A Probabilistic Choreography Language for PRISM
Marco Carbone, Adele Veschetti
TL;DR
The paper addresses the challenge of modeling and verifying concurrent probabilistic systems by introducing a probabilistic choreographic language that expresses global interaction patterns. It defines formal syntax and operational semantics, develops a minimal PRISM fragment for code generation, and proves correctness of a translation (projection) from choreographies to PRISM models. A practical Java-based implementation and compiler demonstrate the end-to-end flow from choreography to PRISM code, enabling model checking of global specifications with standard PRISM analyses. Benchmarking across diverse protocols shows the approach yields concise, readable models that preserve the behavior of reference PRISM specifications, with insights into applicability and limitations.

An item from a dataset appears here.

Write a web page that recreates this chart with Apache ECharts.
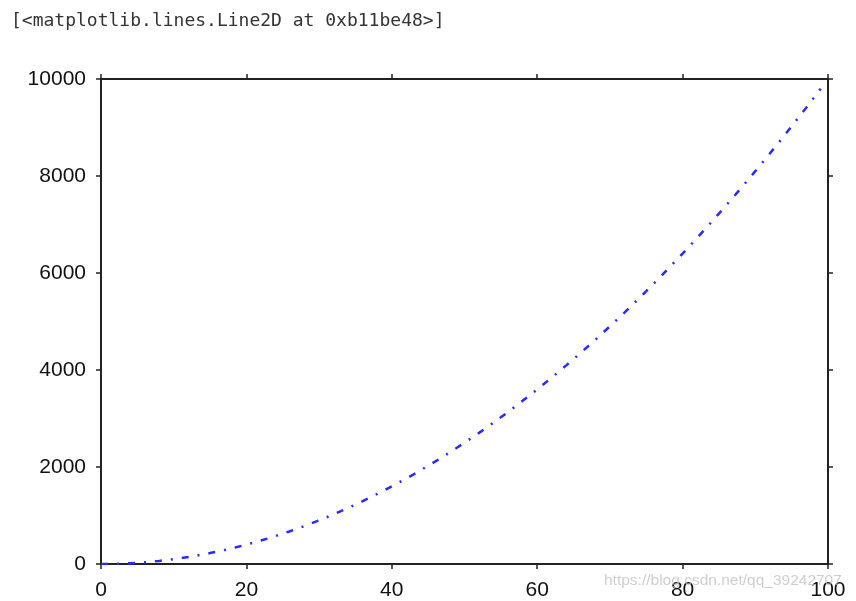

The work offers a usable, correct-by-construction path from high-level probabilistic choreography to provable, analyzable PRISM models, facilitating reliable design of distributed systems.
Abstract
We present a choreographic framework for modelling and analysing concurrent probabilistic systems based on the PRISM model-checker. This is achieved through the development of a choreography language, which is a specification language that allows to describe the desired interactions within a concurrent system from a global viewpoint. Using choreographies gives a clear and complete view of system interactions, making it easier to understand the process flow and identify potential errors, which helps ensure correct execution and improves system reliability. We equip our language with a probabilistic semantics and then define a formal encoding into the PRISM language and discuss its correctness. Properties of programs written in our choreographic language can be model-checked by the PRISM model-checker via their translation into the PRISM language. Finally, we implement a compiler for our language and demonstrate its practical applicability via examples drawn from the use cases featured in the PRISM website.